**EXTRACTED INFORMATION**
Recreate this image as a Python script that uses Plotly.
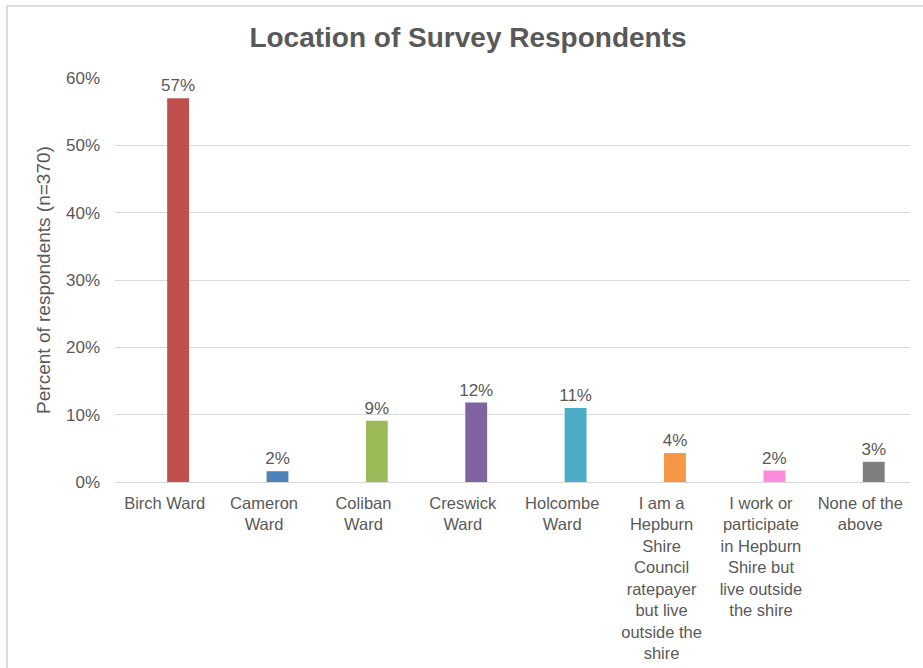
import plotly.graph_objects as go

categories = [
    "Birch Ward",
    "Cameron<br>Ward",
    "Coliban<br>Ward",
    "Creswick<br>Ward",
    "Holcombe<br>Ward",
    "I am a<br>Hepburn<br>Shire<br>Council<br>ratepayer<br>but live<br>outside the<br>shire",
    "I work or<br>participate<br>in Hepburn<br>Shire but<br>live outside<br>the shire",
    "None of the<br>above",
]
percent_values = [57.0, 1.6, 9.1, 11.8, 11.0, 4.3, 1.7, 3.0]
bar_colors = ["#C0504D", "#4F81BD", "#9BBB59", "#8064A2", "#4BACC6", "#F79646", "#FF89DB", "#7F7F7F"]
y_ticks = [0, 10, 20, 30, 40, 50, 60]
y_tick_labels = ["0%", "10%", "20%", "30%", "40%", "50%", "60%"]

FONT = "Arial, 'Liberation Sans', sans-serif"
GRAY = "#595959"

fig = go.Figure(
    go.Bar(
        x=categories,
        y=percent_values,
        marker=dict(color=bar_colors, line=dict(width=0)),
        width=0.22,
        offset=0.025,
        texttemplate="%{y:.0f}%",
        textposition="outside",
        constraintext="none",
        textfont=dict(family=FONT, size=17, color=GRAY),
        cliponaxis=False,
        hoverinfo="skip",
    )
)

fig.update_layout(
    width=923,
    height=668,
    margin=dict(l=115, r=13, t=78, b=186, autoexpand=False),
    paper_bgcolor="white",
    plot_bgcolor="white",
    showlegend=False,
    title=dict(
        text="<b>Location of Survey Respondents</b>",
        font=dict(family=FONT, size=28, color=GRAY),
        x=468 / 923,
        xref="container",
        xanchor="center",
        y=1 - 37 / 668,
        yref="container",
        yanchor="middle",
    ),
    font=dict(family=FONT, color=GRAY),
    shapes=[
        dict(
            type="rect", xref="paper", yref="paper",
            x0=(7 - 115) / 795, x1=2.0,
            y0=-2.0, y1=(482 - 6) / 404,
            line=dict(color="#DDDDDD", width=2),
            fillcolor="rgba(0,0,0,0)",
            layer="below",
        )
    ],
)

fig.update_xaxes(
    automargin=False,
    showgrid=False,
    showline=True,
    linecolor="#D9D9D9",
    linewidth=1,
    ticks="",
    tickangle=0,
    tickfont=dict(family=FONT, size=16.5, color=GRAY),
    ticklabelstandoff=6,
)

fig.update_yaxes(
    automargin=False,
    range=[0, 60],
    tickmode="array",
    tickvals=y_ticks,
    ticktext=y_tick_labels,
    showgrid=True,
    gridcolor="#D9D9D9",
    gridwidth=1,
    zeroline=False,
    showline=False,
    ticks="",
    tickfont=dict(family=FONT, size=17, color=GRAY),
    ticklabelstandoff=14,
    title=dict(
        text="Percent of respondents (n=370)",
        font=dict(family=FONT, size=19, color=GRAY),
        standoff=10,
    ),
)

fig.write_html(
    "out.html",
    config={"displayModeBar": False},
    post_script="document.body.style.margin='0';document.body.style.overflow='hidden';",
)
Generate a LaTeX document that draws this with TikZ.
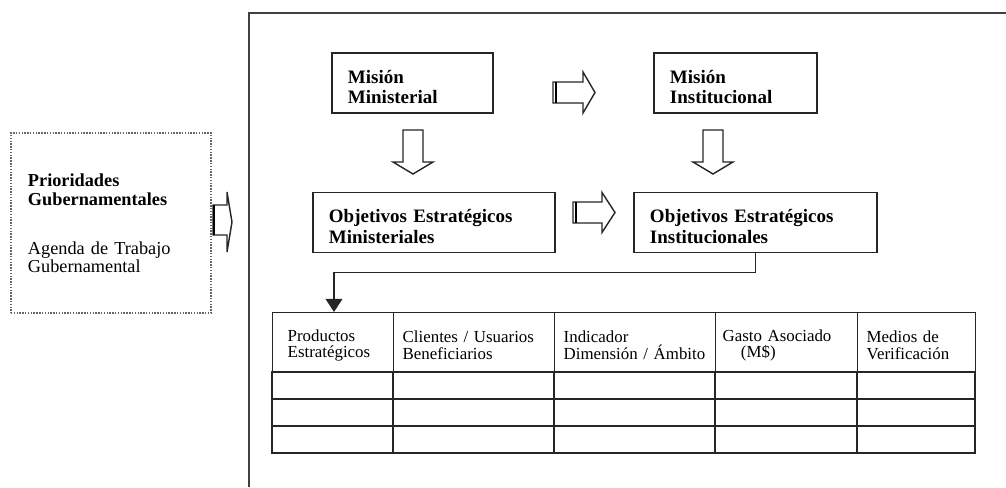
\documentclass[tikz,border=0pt]{standalone}
\usepackage{fontspec}
\setmainfont{Liberation Serif}
\usetikzlibrary{arrows.meta}

\tikzset{
  mbox/.style={draw=black!85, line width=1.2pt, inner xsep=0.4cm, inner ysep=0pt,
    align=left, minimum height=1.5cm, font=\fontsize{13.5}{14.5}\selectfont\bfseries,
    execute at begin node=\rule{0pt}{15pt}},
  barrow/.style={draw=black!85, line width=1pt, fill=white, line join=miter},
  hdr/.style={draw=black!85, line width=1pt, inner xsep=0.225cm, inner ysep=0pt,
    align=left, anchor=north west, minimum height=1.5cm, font=\fontsize{12}{11.5}\selectfont,
    execute at begin node=\rule{0pt}{12pt}},
  cell/.style={draw=black!85, line width=1pt},
  link/.style={draw=black!85, line width=1.2pt, -{Triangle[width=0.42cm,length=0.33cm]}},
  frame/.style={draw=black!75, line width=1pt},
}

\begin{document}
\begin{tikzpicture}[x=0.025cm, y=-0.025cm]
\useasboundingbox (0,0) rectangle (1006,487);
\draw[frame] (1006,13) -- (249,13) -- (249,487); % frame
\node[draw=black!60, densely dotted, line width=1pt, minimum width=5cm, minimum height=4.5cm,
  text width=4.15cm, inner xsep=0.425cm, align=left, font=\fontsize{13}{11.5}\selectfont]
  (prior) at (111,223) {\textbf{Prioridades}\\[2.5pt]\textbf{Gubernamentales}\\[23pt]Agenda de Trabajo\\Gubernamental}; % prior
\node[mbox, text width=3.225cm] (mm) at (412.5,83) {Misión\\Ministerial}; % mm
\node[mbox, text width=3.275cm] (mi) at (735.5,83) {Misión\\Institucional}; % mi
\node[mbox, text width=5.25cm] (oem) at (434,222.5) {Objetivos Estratégicos\\Ministeriales}; % oem
\node[mbox, text width=5.275cm] (oei) at (755.5,222.5) {Objetivos Estratégicos\\Institucionales}; % oei
\draw[barrow] (213,205) -- (227,205) -- (227,192) -- (232,222) -- (227,252) -- (227,235) -- (213,235) -- cycle; % arrow.prior
\draw[line width=2pt] (214,205) -- (214,235); % arrow.prior
\draw[barrow] (553,82) -- (583,82) -- (583,72) -- (595,92.5) -- (583,113) -- (583,103) -- (553,103) -- cycle; % arrow.mm
\draw[line width=0.8pt] (556,82) -- (556,103); % arrow.mm
\draw[barrow] (573,202) -- (602,202) -- (602,192.5) -- (615,212.5) -- (602,232.5) -- (602,223) -- (573,223) -- cycle; % arrow.oem
\draw[line width=0.8pt] (576,202) -- (576,223); % arrow.oem
\draw[barrow] (403,130) -- (423,130) -- (423,162) -- (433,162) -- (413,174) -- (393,162) -- (403,162) -- cycle; % down.mm
\draw[barrow] (703,130) -- (723,130) -- (723,162) -- (733,162) -- (713,174) -- (693,162) -- (703,162) -- cycle; % down.mi
\node[hdr, minimum width=3.025cm, text width=2.275cm, inner xsep=0.375cm] (prod) at (272,312) {Productos\\Estratégicos}; % prod
\node[hdr, minimum width=4.025cm, text width=3.575cm] (clie) at (393,312) {Clientes / Usuarios\\Beneficiarios}; % clie
\node[hdr, minimum width=4.025cm, text width=3.575cm] (indi) at (554,312) {Indicador\\Dimensión / Ámbito}; % indi
\node[hdr, minimum width=3.55cm, text width=3.2cm, inner xsep=0.175cm] (gast) at (715,312) {Gasto Asociado\\\hspace*{13pt}(M\$)}; % gast
\node[hdr, minimum width=2.95cm, text width=2.5cm] (medi) at (857,312) {Medios de\\Verificación}; % medi
\foreach \xa/\xb in {272/393, 393/554, 554/715, 715/857, 857/975}
  \foreach \ya/\yb in {372/399, 399/426, 426/453}
    \draw[cell] (\xa,\ya) rectangle (\xb,\yb); % rows
\coordinate (tbltop) at (334,312);
\draw[link] (oei.south) -- ++(0,19) -| (tbltop); % link
\end{tikzpicture}
\end{document}
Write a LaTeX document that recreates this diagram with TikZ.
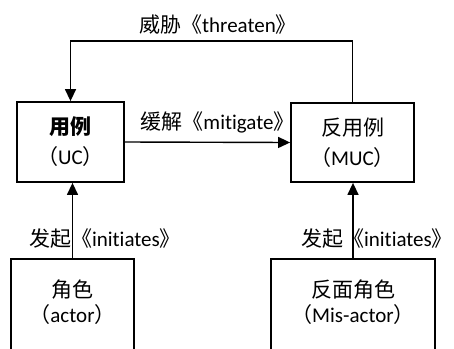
\documentclass[tikz,border=0pt]{standalone}
\usepackage{fontspec}
\setmainfont{Carlito}[Ligatures=NoCommon]
\newfontfamily\cjk{Noto Sans CJK SC}
\usetikzlibrary{arrows.meta}
\begin{document}
\begin{tikzpicture}[x=1pt,y=-1pt,
  box/.style={draw, line width=1.8pt, inner sep=0pt, align=center},
  txt/.style={inner sep=0pt, align=center},
  lbl/.style={inner sep=0pt, font=\fontsize{21}{25}\selectfont},
  conn/.style={line width=1.4pt},
  arr/.style={conn, -{Triangle[length=12pt,width=11pt]}}]
\useasboundingbox (0,0) rectangle (454,348);
\clip (0,0) rectangle (454,348);
% boxes
\node[box, minimum width=107pt, minimum height=80pt, font=\fontsize{21}{30}\selectfont] (uc) at (70.5,142) {{\cjk\bfseries 用例}\\{\cjk （}UC{\cjk ）}};
\node[box, minimum width=123pt, minimum height=79pt, font=\fontsize{21}{30}\selectfont] (muc) at (352.5,142.5) {{\cjk 反用例}\\{\cjk （}MUC{\cjk ）}};
\node[box, minimum width=123pt, minimum height=112pt, anchor=north] (actor) at (72.5,258) {};
\node[box, minimum width=164pt, minimum height=112pt, anchor=north] (mis) at (353,258) {};
\node[txt, font=\fontsize{21}{25}\selectfont] (actortxt) at (72.5,302) {{\cjk 角色}\\{\cjk （}actor{\cjk ）}};
\node[txt, font=\fontsize{21}{25}\selectfont] (mistxt) at (353,302) {{\cjk 反面角色}\\{\cjk （}Mis-actor{\cjk ）}};
% labels
\node[lbl] (lthreat) at (218,25) {{\cjk 威胁《}threaten{\cjk 》}};
\node[lbl] (lmit) at (217.5,122) {{\cjk 缓解《}mitigate{\cjk 》}};
\node[lbl] (lini1) at (105,239) {{\cjk 发起《}initiates{\cjk 》}};
\node[lbl] (lini2) at (377,239) {{\cjk 发起《}initiates{\cjk 》}};
% connectors
\coordinate (topr) at (352.5,41);
\draw[arr] (muc.north) -- (topr) -| (uc.north);
\draw[arr] (uc.east) -- (muc.west);
\draw[arr] (actor.north) -- (actor.north |- uc.south);
\draw[arr] (mis.north) -- (mis.north |- muc.south);
\end{tikzpicture}
\end{document}
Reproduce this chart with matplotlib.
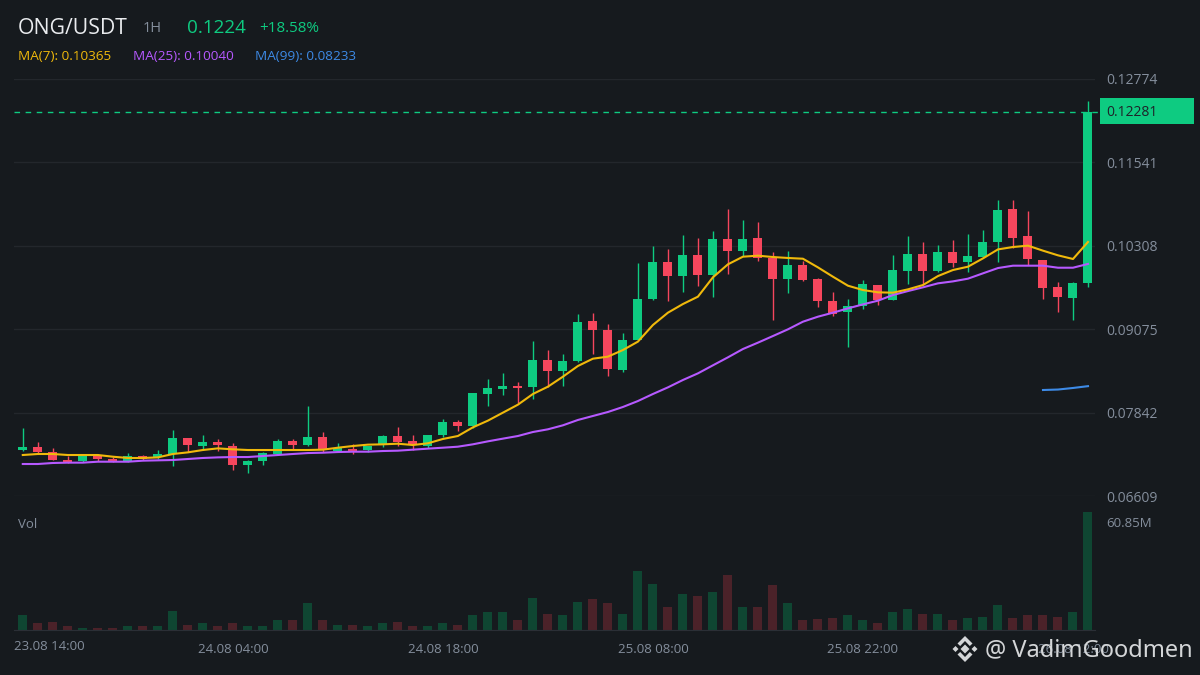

**WHAT THE TASK REQUIRES**
Scan the material above. Extract every line in which the word "that" occurs.

**OUTPUT FOR THIS EXERCISE**
Recreate this image as a Python script that uses Plotly.
Generate a LaTeX document that draws this with TikZ.
Write a LaTeX document that recreates this diagram with TikZ.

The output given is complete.